I'm having a hard time grasping just how to apply my knowledge of counting methods to certain questions in my textbook. Although everything (seems to) make sense, the wording and layout of questions for this topic has a way of jumbling my understanding.

As I looked through the review section of my textbook only every second or third question I read I knew how to approach, despite them being on par in terms of difficulty with the others (as per the layout of the book). If you could help me with these questions, and maybe help patch the hole in my understanding along the way, that would be great.

1.Seven people are to be seated in a row. Calculate the number of ways in which this can be done so that two particular persons, A and B, always have exactly one of the others between them.

I know that the total number of ways the 7 people can be seated is 7! = 5040, but where do I go from here?

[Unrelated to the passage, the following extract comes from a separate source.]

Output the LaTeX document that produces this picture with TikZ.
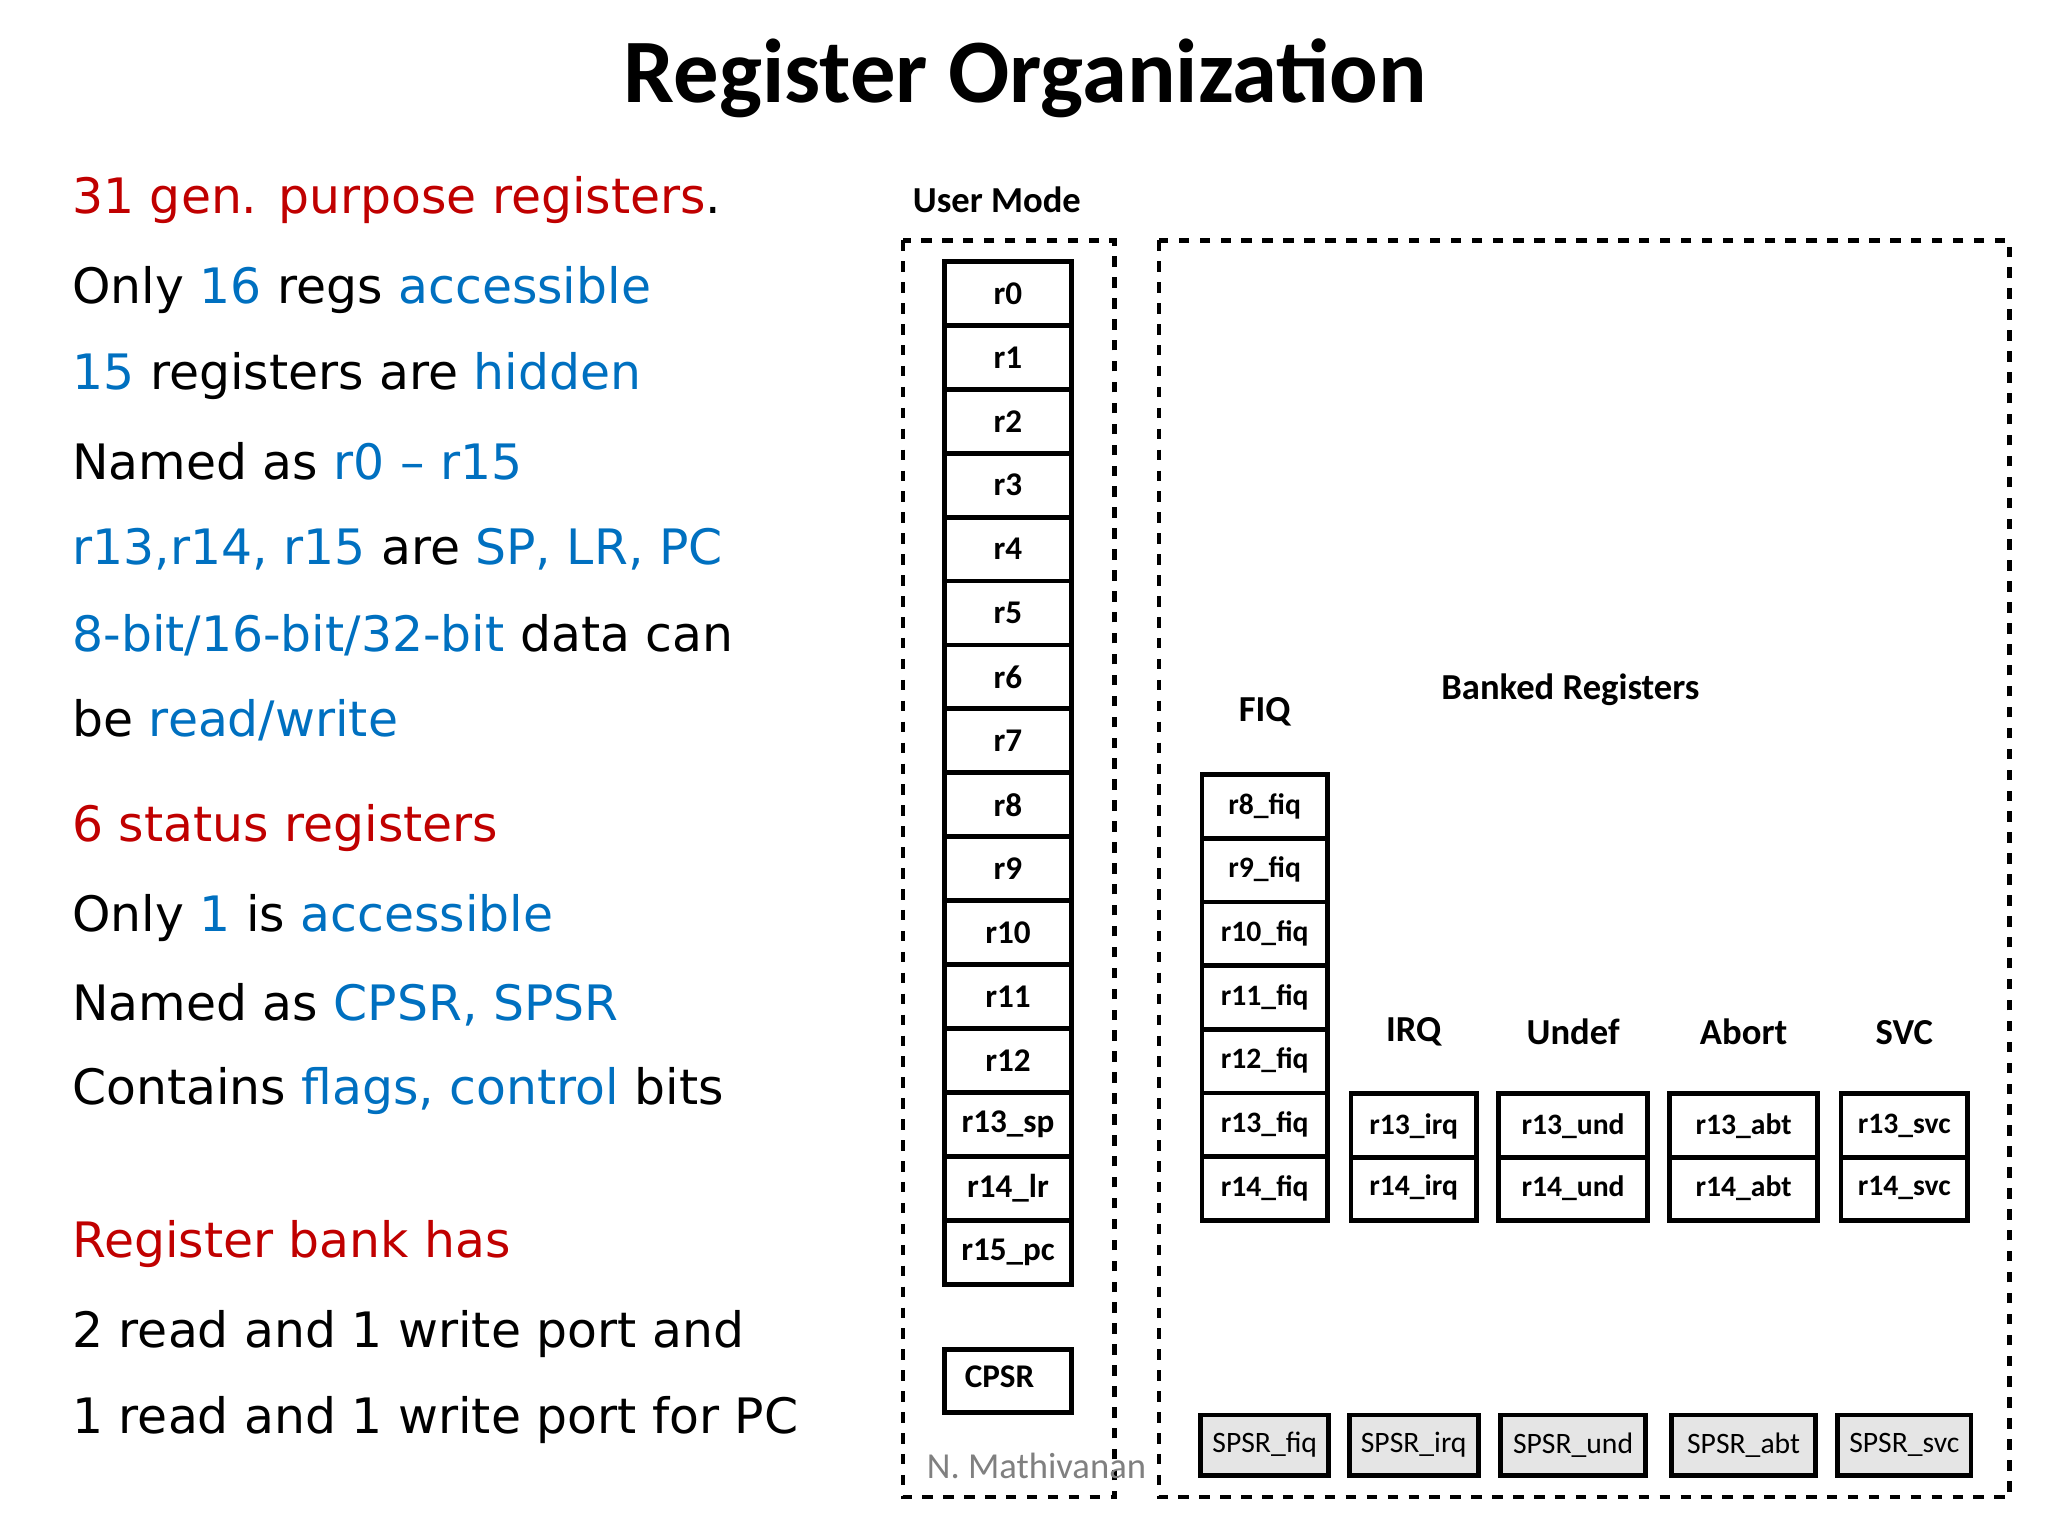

2.Determine the number of possible permutations (from digits 1 through to 9) when the digits 1 and 2 are together but not necessarily in that order.

First, I calculated the total number of permutations to be 9! = 362880. I figured that if 1 and 2 are together, we can count that as 1 digit; "12" or "21". Therefore, we now have only 8 digits in the set. The total way the new combined digit can be arranged is 2! = 2. I don't know where to go from here. I tried 9!/2(8!) but got 42 (the answer is 48).

3.There are 10 chairs in a row:

a) In how many ways can three people be seated?

10 x 9 x 8 = 720.

b) In how many of these will the two end chairs be occupied?

c) In how many of these will the two end chairs be empty?

4.All possible three-digit numbers are formed from the odd digits {1, 3, 5, 7, 9},

a) How many such numbers are possible if each digit is used only once?

5 x 4 x 3 = 60

b) How many of the numbers from part a are lager than 350?

I know that in order to achieve that, the number must start with either a 3, 5, 7, or 9, but I don't know how to go about that mathematically. I tried removing 1 from the set, leaving me only 4 numbers, and then doing 4 x 3 x 2 = 24, but was wrong.

Thanks for your help, it is greatly appreciated.